Owning my truth was freeing. I decided to mention my bi-curiosity on my dating profile. While this decision has brought along a good match or two, there was (as is always the case) one little hiccup. On a recent date with a cisgender man, I was confronted with questions about how I knew if I was bisexual or not. This man, who seemed very open and understanding on text, was anything but in person. He told me he could never understand how someone could like another person of the same gender. He even asked if I was checking out women while on this date with him because my nervous tendencies meant I’d look away while speaking.

He brought back all the fears I’d fought to keep at bay about my sexuality. His comments reminded me that I still wasn’t sure if this was a phase or not. Besides the MANY other terrible points, this man had to make, this one struck a nerve. I had to remind myself that if this was a phase, so be it.

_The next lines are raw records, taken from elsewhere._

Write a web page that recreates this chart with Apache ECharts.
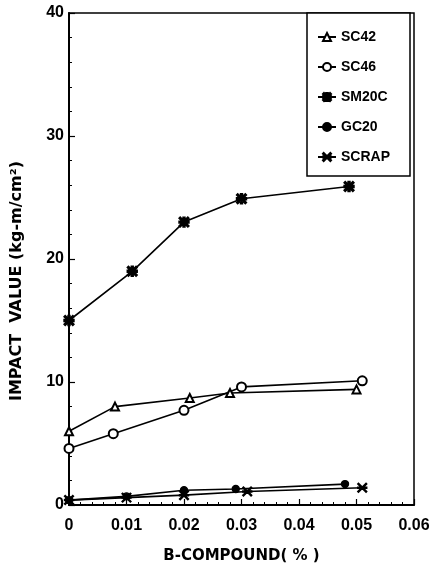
<!DOCTYPE html>
<html>
<head>
<meta charset="utf-8">
<script src="https://cdn.jsdelivr.net/npm/echarts@6/dist/echarts.min.js"></script>
<style>
  html, body { margin: 0; padding: 0; background: #fff; }
  #main { width: 436px; height: 570px; }
</style>
</head>
<body>
<div id="main"></div>
<script>
// 数据
let seriesNames = ['SC42', 'SC46', 'SM20C', 'GC20', 'SCRAP'];
let sc42 = [[0, 6.0], [0.008, 8.0], [0.021, 8.7], [0.028, 9.1], [0.050, 9.4]];
let sc46 = [[0, 4.6], [0.0077, 5.8], [0.020, 7.7], [0.030, 9.6], [0.051, 10.1]];
let sm20c = [[0, 15.0], [0.011, 19.0], [0.020, 23.0], [0.030, 24.9], [0.0487, 25.9]];
let gc20 = [[0, 0.4], [0.010, 0.7], [0.020, 1.2], [0.029, 1.3], [0.048, 1.7]];
let scrap = [[0, 0.4], [0.010, 0.6], [0.020, 0.8], [0.031, 1.1], [0.051, 1.4]];

let xTicks = [0, 0.01, 0.02, 0.03, 0.04, 0.05, 0.06];
let yTicks = [0, 10, 20, 30, 40];

// 标记形状
let heavyStar = 'path://M0,4 L10,4 L10,6 L0,6 Z M4,0 L6,0 L6,10 L4,10 Z M0,1.2 L1.2,0 L10,8.8 L8.8,10 Z M8.8,0 L10,1.2 L1.2,10 L0,8.8 Z';
let thinStar = 'path://M0,4.4 L10,4.4 L10,5.6 L0,5.6 Z M0,0.8 L0.8,0 L10,9.2 L9.2,10 Z M9.2,0 L10,0.8 L0.8,10 L0,9.2 Z';

let font = 'Liberation Sans, Arial, sans-serif';
let wideFont = 'DejaVu Sans, sans-serif';

let makeSeries = function (name, data, symbol, size) {
    return {
        name: name,
        type: 'line',
        data: data,
        symbol: symbol,
        symbolSize: size,
        lineStyle: { color: '#000', width: 1.6 },
        itemStyle: { color: '#000', borderColor: '#000', borderWidth: 1.4 },
        emphasis: { disabled: true },
        z: 3
    };
};

let chart = echarts.init(document.getElementById('main'));
chart.setOption({
    animation: false,
    backgroundColor: '#fff',
    grid: {
        left: 69, right: 22, top: 13, bottom: 65,
        show: true, borderColor: '#000', borderWidth: 1.5
    },
    legend: {
        orient: 'vertical',
        left: 307,
        top: 13,
        padding: [17, 20, 12, 10],
        itemGap: 16,
        itemWidth: 18,
        itemHeight: 10,
        borderColor: '#000',
        borderWidth: 1.5,
        backgroundColor: '#fff',
        data: seriesNames,
        textStyle: { fontFamily: font, fontSize: 14, fontWeight: 'bold', color: '#000' }
    },
    xAxis: {
        type: 'value',
        min: xTicks[0],
        max: xTicks[xTicks.length - 1],
        interval: 0.01,
        name: 'B-COMPOUND( % )',
        nameLocation: 'middle',
        nameGap: 44,
        nameTextStyle: { fontFamily: wideFont, fontSize: 15, fontWeight: 'bold', color: '#000' },
        axisLine: { lineStyle: { color: '#000', width: 2 } },
        axisTick: { inside: true, length: 6, lineStyle: { color: '#000', width: 1.2 } },
        minorTick: { show: true, splitNumber: 5, length: 3, lineStyle: { color: '#000' } },
        splitLine: { show: false },
        axisLabel: {
            margin: 13,
            fontFamily: font, fontSize: 16, fontWeight: 'bold', color: '#000',
            formatter: function (v) { return v === 0 ? '0' : v.toFixed(2); }
        }
    },
    yAxis: {
        type: 'value',
        min: yTicks[0],
        max: yTicks[yTicks.length - 1],
        interval: 10,
        name: 'IMPACT  VALUE (kg-m/cm²)',
        nameLocation: 'middle',
        nameGap: 44,
        nameTextStyle: { fontFamily: wideFont, fontSize: 16, fontWeight: 'bold', color: '#000', padding: [0, 44, 0, 0] },
        axisLine: { lineStyle: { color: '#000', width: 2 } },
        axisTick: { inside: true, length: 6, lineStyle: { color: '#000', width: 1.2 } },
        minorTick: { show: true, splitNumber: 5, length: 3, lineStyle: { color: '#000' } },
        splitLine: { show: false },
        axisLabel: { margin: 5, fontFamily: font, fontSize: 16, fontWeight: 'bold', color: '#000' }
    },
    series: [
        makeSeries('SC42', sc42, 'emptyTriangle', 8),
        makeSeries('SC46', sc46, 'emptyCircle', 9),
        makeSeries('SM20C', sm20c, heavyStar, 10),
        makeSeries('GC20', gc20, 'circle', 7),
        makeSeries('SCRAP', scrap, thinStar, 9)
    ]
});
</script>
</body>
</html>
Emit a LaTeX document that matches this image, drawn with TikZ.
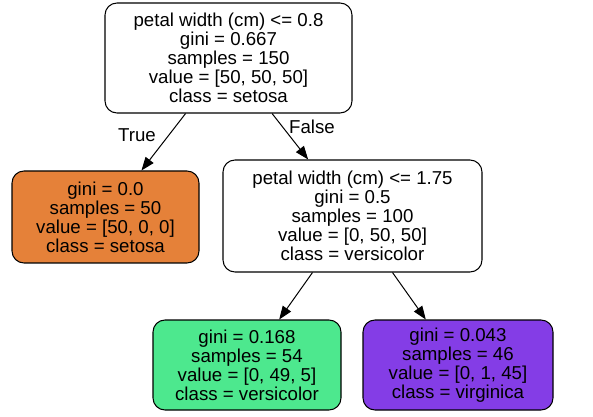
\documentclass[tikz,border=0pt]{standalone}
\usepackage{fontspec}
\setmainfont{Liberation Sans}
\usetikzlibrary{arrows.meta}

\definecolor{setosacol}{HTML}{E58139}
\definecolor{versicol}{HTML}{4DE88E}
\definecolor{virgcol}{HTML}{843DE6}

\begin{document}
\begin{tikzpicture}[x = 0.75pt, y = -0.75pt, font = \fontsize{14}{14.25}\selectfont,
            treenode/.style = {draw, rounded corners = 9pt, align = center, inner sep = 0pt, line width = 0.8pt},
            edgearrow/.style = {-{Triangle[length = 10pt, width = 7.5pt]}, line width = 0.75pt}]
            \useasboundingbox (0,0) rectangle (593,417);
            
            \node [treenode, fill = white, minimum width = 185.25pt, minimum height = 82.5pt] (root) at (228.5,58)
                {petal width (cm) <= 0.8\\gini = 0.667\\samples = 150\\value = [50, 50, 50]\\class = setosa};
            \node [treenode, fill = setosacol, minimum width = 140.25pt, minimum height = 69pt] (setosa) at (105.5,217)
                {gini = 0.0\\samples = 50\\value = [50, 0, 0]\\class = setosa};
            \node [treenode, fill = white, minimum width = 194.25pt, minimum height = 84pt] (split) at (352.5,216)
                {petal width (cm) <= 1.75\\gini = 0.5\\samples = 100\\value = [0, 50, 50]\\class = versicolor};
            \node [treenode, fill = versicol, minimum width = 141pt, minimum height = 67.5pt] (versi) at (247,365)
                {gini = 0.168\\samples = 54\\value = [0, 49, 5]\\class = versicolor};
            \node [treenode, fill = virgcol, minimum width = 142.5pt, minimum height = 67.5pt] (virg) at (458,365)
                {gini = 0.043\\samples = 46\\value = [0, 1, 45]\\class = virginica};
            
            \draw [edgearrow] (root) -- (setosa);
            \draw [edgearrow] (root) -- (split);
            \draw [edgearrow] (split) -- (versi);
            \draw [edgearrow] (split) -- (virg);
            
            \node (truelbl) at (137,135) {True};
            \node (falselbl) at (312,127) {False};
        \end{tikzpicture}
\end{document}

Our lives are filled with phases that we either turn into our truth or get over. But that’s our decision to make. We decide when and how to explore these sentiments.

This man also asked me when I’d “decide” if I was bisexual or not. My answer? I haven’t really marked a date on the calendar! I’m not sure if this is a phase, or if I am truly bisexual, and I’m okay with that. This little lesson in self-exploration has helped me realise that understanding my sexual identity shouldn’t have to come with a deadline. I am still exploring. I’m swiping on women on dating apps and freaking out about how to start conversations with them. I’d only ever known to fear how I’d appear to men I was interested in romantically. This is new territory for me, and I’m proceeding in a way that pushes me out of my comfort zone just enough to take the next step. Thus far, I’ve always shied away from doing things that scare me, but owning my sexuality doesn’t scare me anymore. Well, most of the time.